Garrett Ryan, “The Bombing of Pompeii, 1943” (Told in Stone, 25 September 2021)

Not too many popular histories and documentaries on Pompeii and Herculaneum mention that over August and September in 1943 the Allied forces (primarily UK and Canada) dropped about 170 bombs over the archaeological site of Pompeii. Garrett Ryan’s short video gives a quick blow-by-blow sketch of what happened, starting with the reason why the bombing campaign was begun: US, UK and Canadian troops landed at Salerno near Naples, beginning in September 1943, but encountered resistance and counter-attacks from German forces along the coast so Allied bombing missions to cut German supply lines began dropping thousands of bombs. The archaeological site of Pompeii was close to railway yards and important transport links leading to Naples so bombs that were supposed to hit those sites landed in Pompeii instead.

Every part of the Pompeii site was bombed and a number of important historical locations in the site including the amphitheatre arena; the House of Sallust (an important Roman mansion) which held a life-sized fresco detailing the myth of the hunter Actaeon, punished by being turned into a deer and torn apart by his hounds for accidentally seeing the goddess Diana bathing in a pool; the House of the Faun which contains the famous mosaic of Alexander the Great defeating Persian shah Darius III at the Battle of Gaugamela in 331BCE; and the House of Trebius Valens, a modest building with significant graffiti on its walls that were destroyed by the bombing. The Antiquarium Museum, which housed thousands of artefacts from the sites and casts of victims of the Mt Vesuvius volcanic eruption that destroyed Pompeii and Herculaneum in 79 CE, was also bombed and lost nearly 1,400 artefacts as a result. The Museum was restored but many items in its collection remain shattered.

After World War II, many of the destroyed buildings and locations in Pompeii were rebuilt or restored but much damage caused by the bombing is permanent and there are still unexploded bombs at the site.

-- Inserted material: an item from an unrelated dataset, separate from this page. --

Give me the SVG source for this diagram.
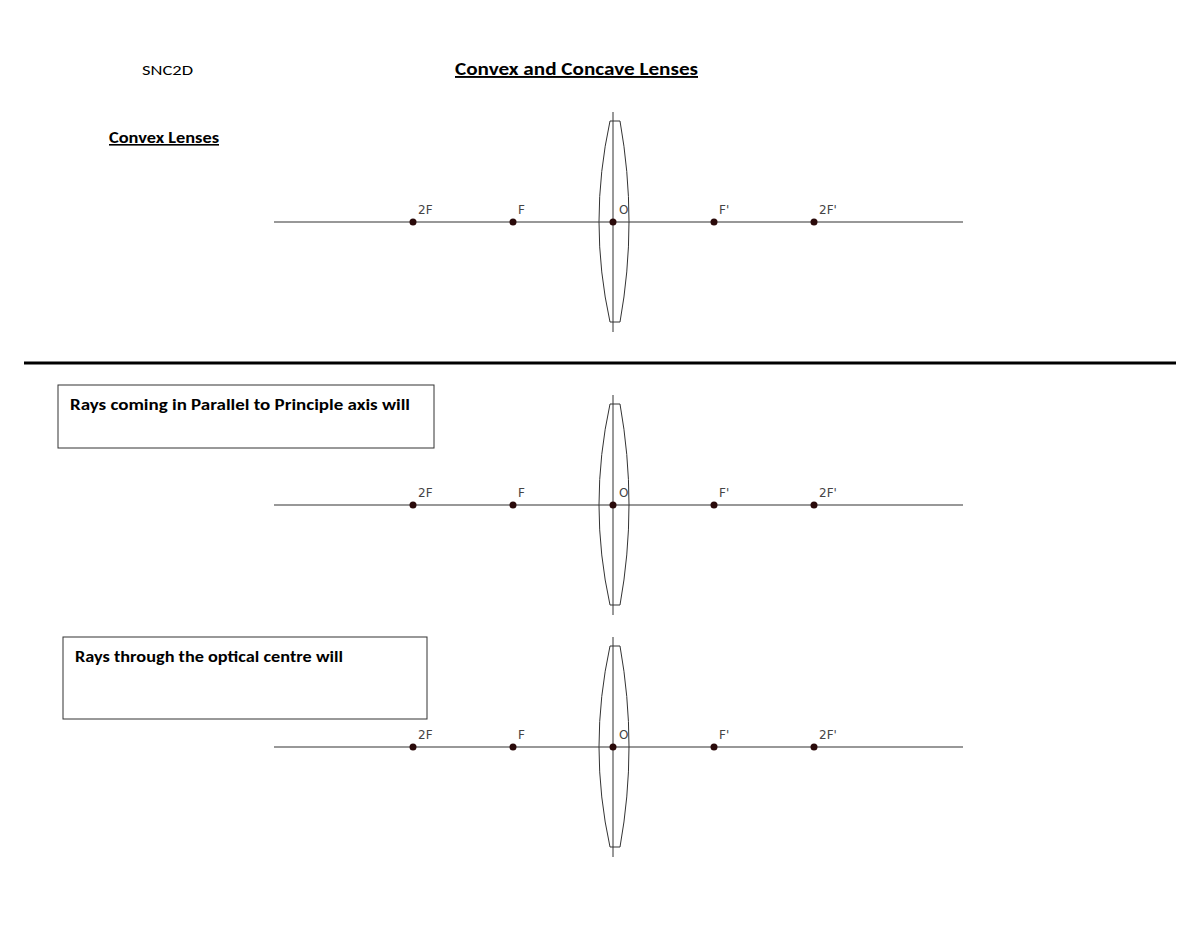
<svg xmlns="http://www.w3.org/2000/svg" xmlns:xlink="http://www.w3.org/1999/xlink" width="1200" height="927" viewBox="0 0 1200 927">
<style>
.t{font-family:Calibri,"Liberation Sans",Carlito,sans-serif;fill:#000}
.lbl{font-family:"DejaVu Sans",sans-serif;font-size:12px;fill:#444}
.ax{stroke:#333;stroke-width:1.2;fill:none}
.ln{stroke:#333;stroke-width:1;fill:none}
.dot{fill:#2a0a0a}
.box{fill:#fff;stroke:#333;stroke-width:1}
</style>
<defs>
<g id="diagram">
<line class="ax" x1="274" y1="222" x2="963" y2="222"/>
<path class="ln" d="M610,121 L620,121 Q638,222 620,322 L610,322 Q588,222 610,121 Z"/>
<line class="ln" x1="613" y1="112" x2="613" y2="332"/>
<circle class="dot" cx="413" cy="222" r="3.5"/>
<circle class="dot" cx="513" cy="222" r="3.5"/>
<circle class="dot" cx="613" cy="222" r="3.5"/>
<circle class="dot" cx="714" cy="222" r="3.5"/>
<circle class="dot" cx="814" cy="222" r="3.5"/>
<text class="lbl" x="418" y="214">2F</text>
<text class="lbl" x="518" y="214">F</text>
<text class="lbl" x="619" y="214">O</text>
<text class="lbl" x="719" y="214">F'</text>
<text class="lbl" x="819" y="214">2F'</text>
</g>
</defs>
<rect width="1200" height="927" fill="#fff"/>
<text class="t" x="142" y="75" font-size="15" textLength="51" lengthAdjust="spacingAndGlyphs">SNC2D</text>
<text class="t" x="455" y="75" font-size="19" font-weight="bold" text-decoration="underline" textLength="243" lengthAdjust="spacingAndGlyphs">Convex and Concave Lenses</text>
<text class="t" x="109" y="143" font-size="16" font-weight="bold" text-decoration="underline" textLength="110" lengthAdjust="spacingAndGlyphs">Convex Lenses</text>
<g id="lens1"><use xlink:href="#diagram"/></g>
<line x1="24" y1="363" x2="1176" y2="363" stroke="#000" stroke-width="3"/>
<g id="box1"><rect class="box" x="58" y="385" width="376" height="63"/>
<text class="t" x="70" y="410" font-size="16" font-weight="bold" textLength="340" lengthAdjust="spacingAndGlyphs">Rays coming in Parallel to Principle axis will</text></g>
<g id="lens2"><use xlink:href="#diagram" transform="translate(0,283)"/></g>
<g id="box2"><rect class="box" x="63" y="637" width="364" height="82"/>
<text class="t" x="75" y="662" font-size="16" font-weight="bold" textLength="268" lengthAdjust="spacingAndGlyphs">Rays through the optical centre will</text></g>
<g id="lens3"><use xlink:href="#diagram" transform="translate(0,525)"/></g>
<g id="connectors"/>
</svg>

Ryan passes no judgement on the Allied forces who bombed the Pompeii site. Some online digging by Yours Truly turned up information that the Allies believed that German forces were hiding in the site and storing ammunition there, and even the Allied Military Command fell for this belief. This is confirmed by another, much more detailed video presentation by Dr Ardle MacMahon in July 2021 about the Allied bombing of Pompeii. Both videos agree that British and Canadian forces were responsible for the most of the bombing. Contrary to most current popular opinion about differences between American and British cultures – in which Americans are seen as boorish and ignorant and British as refined and cultured – the British seem to have been much more viciously gung-ho about destroying other people’s cultures and heritage during World War II, as evidenced by the bombing of Dresden in February 1945 by UK-led forces.

Even in a short video as this, the visual presentation which features archived photographs of pre-WWII Pompeii and informative maps is stunning. Ryan’s rapid-fire voice-over narration packs in fact after fact after fact and the video needs a couple of viewings to be fully savoured. Possibly much more could have been said about the fragile nature of the Pompeii site: Mt Vesuvius is still an ever-present threat to the site’s survival as are also mass tourism and the continuing economic woes of Italy itself and the impact they make on the country’s ability to fund archaeological research and restoration projects.